Your objective:
Each entry must be given again exactly; images do not belong in the copy.

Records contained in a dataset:
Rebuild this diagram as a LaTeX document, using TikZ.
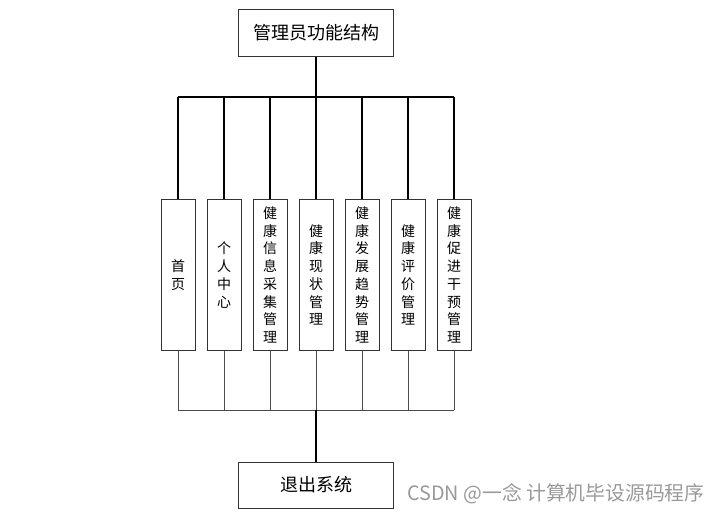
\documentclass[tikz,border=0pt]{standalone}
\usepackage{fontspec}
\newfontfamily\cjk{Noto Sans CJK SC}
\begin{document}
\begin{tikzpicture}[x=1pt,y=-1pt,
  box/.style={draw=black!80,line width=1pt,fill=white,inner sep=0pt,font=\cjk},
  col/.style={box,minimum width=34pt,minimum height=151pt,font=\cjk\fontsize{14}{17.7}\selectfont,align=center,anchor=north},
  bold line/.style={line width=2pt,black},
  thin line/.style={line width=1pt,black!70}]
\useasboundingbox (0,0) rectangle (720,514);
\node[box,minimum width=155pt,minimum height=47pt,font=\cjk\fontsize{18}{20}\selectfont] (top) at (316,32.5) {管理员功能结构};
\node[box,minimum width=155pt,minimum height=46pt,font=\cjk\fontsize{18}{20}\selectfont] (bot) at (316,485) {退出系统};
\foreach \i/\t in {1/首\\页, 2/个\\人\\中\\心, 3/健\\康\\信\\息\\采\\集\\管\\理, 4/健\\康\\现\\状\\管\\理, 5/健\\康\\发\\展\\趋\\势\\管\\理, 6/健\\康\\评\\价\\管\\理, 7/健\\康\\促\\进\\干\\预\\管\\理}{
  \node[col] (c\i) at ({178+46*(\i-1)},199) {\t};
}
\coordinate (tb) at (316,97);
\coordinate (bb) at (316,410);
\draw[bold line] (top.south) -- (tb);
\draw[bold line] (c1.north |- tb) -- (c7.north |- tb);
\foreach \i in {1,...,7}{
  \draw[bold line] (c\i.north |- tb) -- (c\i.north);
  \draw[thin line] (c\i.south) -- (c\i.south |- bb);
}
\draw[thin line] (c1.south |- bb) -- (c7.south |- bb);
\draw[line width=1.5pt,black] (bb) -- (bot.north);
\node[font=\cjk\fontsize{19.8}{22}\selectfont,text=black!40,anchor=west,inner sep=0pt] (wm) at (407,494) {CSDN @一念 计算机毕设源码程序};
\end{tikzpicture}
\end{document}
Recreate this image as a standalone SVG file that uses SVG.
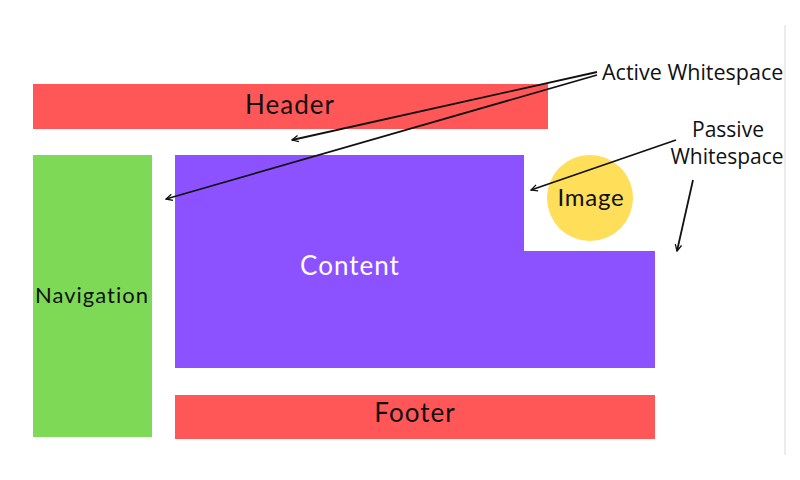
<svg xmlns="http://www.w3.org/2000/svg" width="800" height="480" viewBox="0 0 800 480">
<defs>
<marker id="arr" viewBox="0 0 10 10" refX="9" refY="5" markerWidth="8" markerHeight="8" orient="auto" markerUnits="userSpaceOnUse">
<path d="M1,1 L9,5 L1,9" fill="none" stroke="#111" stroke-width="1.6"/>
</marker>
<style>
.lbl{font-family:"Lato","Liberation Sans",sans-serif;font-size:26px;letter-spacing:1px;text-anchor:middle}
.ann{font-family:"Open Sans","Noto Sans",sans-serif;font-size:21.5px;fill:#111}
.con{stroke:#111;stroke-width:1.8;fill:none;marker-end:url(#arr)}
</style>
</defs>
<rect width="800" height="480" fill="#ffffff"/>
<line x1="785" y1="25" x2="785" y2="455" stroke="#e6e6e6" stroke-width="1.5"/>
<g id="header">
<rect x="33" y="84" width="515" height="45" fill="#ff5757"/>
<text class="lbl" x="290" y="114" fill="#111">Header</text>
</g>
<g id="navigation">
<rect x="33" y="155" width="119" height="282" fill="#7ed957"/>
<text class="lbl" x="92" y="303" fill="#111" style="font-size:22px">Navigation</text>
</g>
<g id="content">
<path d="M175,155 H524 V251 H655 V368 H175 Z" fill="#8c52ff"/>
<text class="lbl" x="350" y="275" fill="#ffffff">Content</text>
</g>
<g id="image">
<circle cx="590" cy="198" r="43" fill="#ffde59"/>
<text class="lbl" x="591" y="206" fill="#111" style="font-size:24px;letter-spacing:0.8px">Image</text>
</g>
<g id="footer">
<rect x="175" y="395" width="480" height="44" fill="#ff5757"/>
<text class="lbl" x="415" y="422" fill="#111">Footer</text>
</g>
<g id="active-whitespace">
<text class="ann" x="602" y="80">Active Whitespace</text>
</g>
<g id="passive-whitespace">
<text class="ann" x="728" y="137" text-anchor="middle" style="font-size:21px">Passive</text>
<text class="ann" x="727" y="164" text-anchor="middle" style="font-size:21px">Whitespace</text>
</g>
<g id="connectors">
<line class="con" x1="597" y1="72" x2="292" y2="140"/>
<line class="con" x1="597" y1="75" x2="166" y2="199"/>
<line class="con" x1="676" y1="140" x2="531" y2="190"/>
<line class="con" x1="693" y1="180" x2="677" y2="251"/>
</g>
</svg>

Solution to the problem:
Rebuild this diagram as a LaTeX document, using TikZ.
\documentclass[tikz,border=0pt]{standalone}
\usepackage{fontspec}
\newfontfamily\cjk{Noto Sans CJK SC}
\begin{document}
\begin{tikzpicture}[x=1pt,y=-1pt,
  box/.style={draw=black!80,line width=1pt,fill=white,inner sep=0pt,font=\cjk},
  col/.style={box,minimum width=34pt,minimum height=151pt,font=\cjk\fontsize{14}{17.7}\selectfont,align=center,anchor=north},
  bold line/.style={line width=2pt,black},
  thin line/.style={line width=1pt,black!70}]
\useasboundingbox (0,0) rectangle (720,514);
\node[box,minimum width=155pt,minimum height=47pt,font=\cjk\fontsize{18}{20}\selectfont] (top) at (316,32.5) {管理员功能结构};
\node[box,minimum width=155pt,minimum height=46pt,font=\cjk\fontsize{18}{20}\selectfont] (bot) at (316,485) {退出系统};
\foreach \i/\t in {1/首\\页, 2/个\\人\\中\\心, 3/健\\康\\信\\息\\采\\集\\管\\理, 4/健\\康\\现\\状\\管\\理, 5/健\\康\\发\\展\\趋\\势\\管\\理, 6/健\\康\\评\\价\\管\\理, 7/健\\康\\促\\进\\干\\预\\管\\理}{
  \node[col] (c\i) at ({178+46*(\i-1)},199) {\t};
}
\coordinate (tb) at (316,97);
\coordinate (bb) at (316,410);
\draw[bold line] (top.south) -- (tb);
\draw[bold line] (c1.north |- tb) -- (c7.north |- tb);
\foreach \i in {1,...,7}{
  \draw[bold line] (c\i.north |- tb) -- (c\i.north);
  \draw[thin line] (c\i.south) -- (c\i.south |- bb);
}
\draw[thin line] (c1.south |- bb) -- (c7.south |- bb);
\draw[line width=1.5pt,black] (bb) -- (bot.north);
\node[font=\cjk\fontsize{19.8}{22}\selectfont,text=black!40,anchor=west,inner sep=0pt] (wm) at (407,494) {CSDN @一念 计算机毕设源码程序};
\end{tikzpicture}
\end{document}
Recreate this image as a standalone SVG file that uses SVG.
<svg xmlns="http://www.w3.org/2000/svg" width="800" height="480" viewBox="0 0 800 480">
<defs>
<marker id="arr" viewBox="0 0 10 10" refX="9" refY="5" markerWidth="8" markerHeight="8" orient="auto" markerUnits="userSpaceOnUse">
<path d="M1,1 L9,5 L1,9" fill="none" stroke="#111" stroke-width="1.6"/>
</marker>
<style>
.lbl{font-family:"Lato","Liberation Sans",sans-serif;font-size:26px;letter-spacing:1px;text-anchor:middle}
.ann{font-family:"Open Sans","Noto Sans",sans-serif;font-size:21.5px;fill:#111}
.con{stroke:#111;stroke-width:1.8;fill:none;marker-end:url(#arr)}
</style>
</defs>
<rect width="800" height="480" fill="#ffffff"/>
<line x1="785" y1="25" x2="785" y2="455" stroke="#e6e6e6" stroke-width="1.5"/>
<g id="header">
<rect x="33" y="84" width="515" height="45" fill="#ff5757"/>
<text class="lbl" x="290" y="114" fill="#111">Header</text>
</g>
<g id="navigation">
<rect x="33" y="155" width="119" height="282" fill="#7ed957"/>
<text class="lbl" x="92" y="303" fill="#111" style="font-size:22px">Navigation</text>
</g>
<g id="content">
<path d="M175,155 H524 V251 H655 V368 H175 Z" fill="#8c52ff"/>
<text class="lbl" x="350" y="275" fill="#ffffff">Content</text>
</g>
<g id="image">
<circle cx="590" cy="198" r="43" fill="#ffde59"/>
<text class="lbl" x="591" y="206" fill="#111" style="font-size:24px;letter-spacing:0.8px">Image</text>
</g>
<g id="footer">
<rect x="175" y="395" width="480" height="44" fill="#ff5757"/>
<text class="lbl" x="415" y="422" fill="#111">Footer</text>
</g>
<g id="active-whitespace">
<text class="ann" x="602" y="80">Active Whitespace</text>
</g>
<g id="passive-whitespace">
<text class="ann" x="728" y="137" text-anchor="middle" style="font-size:21px">Passive</text>
<text class="ann" x="727" y="164" text-anchor="middle" style="font-size:21px">Whitespace</text>
</g>
<g id="connectors">
<line class="con" x1="597" y1="72" x2="292" y2="140"/>
<line class="con" x1="597" y1="75" x2="166" y2="199"/>
<line class="con" x1="676" y1="140" x2="531" y2="190"/>
<line class="con" x1="693" y1="180" x2="677" y2="251"/>
</g>
</svg>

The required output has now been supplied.